Data shown:
..........

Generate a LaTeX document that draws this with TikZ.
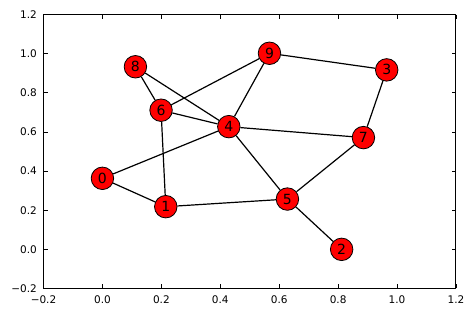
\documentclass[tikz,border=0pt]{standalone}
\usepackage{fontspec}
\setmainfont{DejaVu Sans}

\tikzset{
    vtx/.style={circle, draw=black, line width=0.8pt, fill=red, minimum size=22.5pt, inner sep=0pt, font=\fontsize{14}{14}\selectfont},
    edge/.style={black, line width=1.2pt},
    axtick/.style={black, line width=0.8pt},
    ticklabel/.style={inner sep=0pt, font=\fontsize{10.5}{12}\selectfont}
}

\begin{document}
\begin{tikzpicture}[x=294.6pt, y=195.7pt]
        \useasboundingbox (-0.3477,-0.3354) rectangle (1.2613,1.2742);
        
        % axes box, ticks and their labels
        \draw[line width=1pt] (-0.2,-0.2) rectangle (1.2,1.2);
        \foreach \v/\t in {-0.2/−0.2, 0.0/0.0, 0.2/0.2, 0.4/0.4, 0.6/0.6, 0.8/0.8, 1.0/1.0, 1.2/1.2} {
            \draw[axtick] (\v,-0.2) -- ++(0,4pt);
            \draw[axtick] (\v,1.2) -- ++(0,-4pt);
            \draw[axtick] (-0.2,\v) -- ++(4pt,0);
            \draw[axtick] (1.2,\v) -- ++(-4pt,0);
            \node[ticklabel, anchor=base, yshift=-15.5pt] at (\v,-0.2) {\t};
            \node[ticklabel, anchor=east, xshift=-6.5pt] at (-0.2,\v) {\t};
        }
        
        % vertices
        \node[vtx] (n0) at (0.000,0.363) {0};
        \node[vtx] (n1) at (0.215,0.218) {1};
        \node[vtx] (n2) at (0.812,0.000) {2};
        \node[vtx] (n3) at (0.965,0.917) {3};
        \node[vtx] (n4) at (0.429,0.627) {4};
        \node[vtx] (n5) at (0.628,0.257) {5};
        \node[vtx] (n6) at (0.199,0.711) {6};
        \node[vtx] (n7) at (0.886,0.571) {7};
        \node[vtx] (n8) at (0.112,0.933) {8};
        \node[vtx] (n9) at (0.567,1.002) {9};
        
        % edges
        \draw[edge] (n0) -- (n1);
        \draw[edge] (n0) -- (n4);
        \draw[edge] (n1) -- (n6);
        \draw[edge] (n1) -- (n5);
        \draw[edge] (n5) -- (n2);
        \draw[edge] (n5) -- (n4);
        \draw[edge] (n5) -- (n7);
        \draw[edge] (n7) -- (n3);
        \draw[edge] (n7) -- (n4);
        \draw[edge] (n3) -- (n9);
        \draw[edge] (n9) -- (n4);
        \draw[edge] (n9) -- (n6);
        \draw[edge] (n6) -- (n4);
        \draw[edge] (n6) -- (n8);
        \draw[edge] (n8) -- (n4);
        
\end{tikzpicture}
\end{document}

..........

Given instruction: Your task is to reproduce all of the material exactly. The pictures stay out.

Full solution:
Generate a LaTeX document that draws this with TikZ.
\documentclass[tikz,border=0pt]{standalone}
\usepackage{fontspec}
\setmainfont{DejaVu Sans}

\tikzset{
    vtx/.style={circle, draw=black, line width=0.8pt, fill=red, minimum size=22.5pt, inner sep=0pt, font=\fontsize{14}{14}\selectfont},
    edge/.style={black, line width=1.2pt},
    axtick/.style={black, line width=0.8pt},
    ticklabel/.style={inner sep=0pt, font=\fontsize{10.5}{12}\selectfont}
}

\begin{document}
\begin{tikzpicture}[x=294.6pt, y=195.7pt]
        \useasboundingbox (-0.3477,-0.3354) rectangle (1.2613,1.2742);
        
        % axes box, ticks and their labels
        \draw[line width=1pt] (-0.2,-0.2) rectangle (1.2,1.2);
        \foreach \v/\t in {-0.2/−0.2, 0.0/0.0, 0.2/0.2, 0.4/0.4, 0.6/0.6, 0.8/0.8, 1.0/1.0, 1.2/1.2} {
            \draw[axtick] (\v,-0.2) -- ++(0,4pt);
            \draw[axtick] (\v,1.2) -- ++(0,-4pt);
            \draw[axtick] (-0.2,\v) -- ++(4pt,0);
            \draw[axtick] (1.2,\v) -- ++(-4pt,0);
            \node[ticklabel, anchor=base, yshift=-15.5pt] at (\v,-0.2) {\t};
            \node[ticklabel, anchor=east, xshift=-6.5pt] at (-0.2,\v) {\t};
        }
        
        % vertices
        \node[vtx] (n0) at (0.000,0.363) {0};
        \node[vtx] (n1) at (0.215,0.218) {1};
        \node[vtx] (n2) at (0.812,0.000) {2};
        \node[vtx] (n3) at (0.965,0.917) {3};
        \node[vtx] (n4) at (0.429,0.627) {4};
        \node[vtx] (n5) at (0.628,0.257) {5};
        \node[vtx] (n6) at (0.199,0.711) {6};
        \node[vtx] (n7) at (0.886,0.571) {7};
        \node[vtx] (n8) at (0.112,0.933) {8};
        \node[vtx] (n9) at (0.567,1.002) {9};
        
        % edges
        \draw[edge] (n0) -- (n1);
        \draw[edge] (n0) -- (n4);
        \draw[edge] (n1) -- (n6);
        \draw[edge] (n1) -- (n5);
        \draw[edge] (n5) -- (n2);
        \draw[edge] (n5) -- (n4);
        \draw[edge] (n5) -- (n7);
        \draw[edge] (n7) -- (n3);
        \draw[edge] (n7) -- (n4);
        \draw[edge] (n3) -- (n9);
        \draw[edge] (n9) -- (n4);
        \draw[edge] (n9) -- (n6);
        \draw[edge] (n6) -- (n4);
        \draw[edge] (n6) -- (n8);
        \draw[edge] (n8) -- (n4);
        
\end{tikzpicture}
\end{document}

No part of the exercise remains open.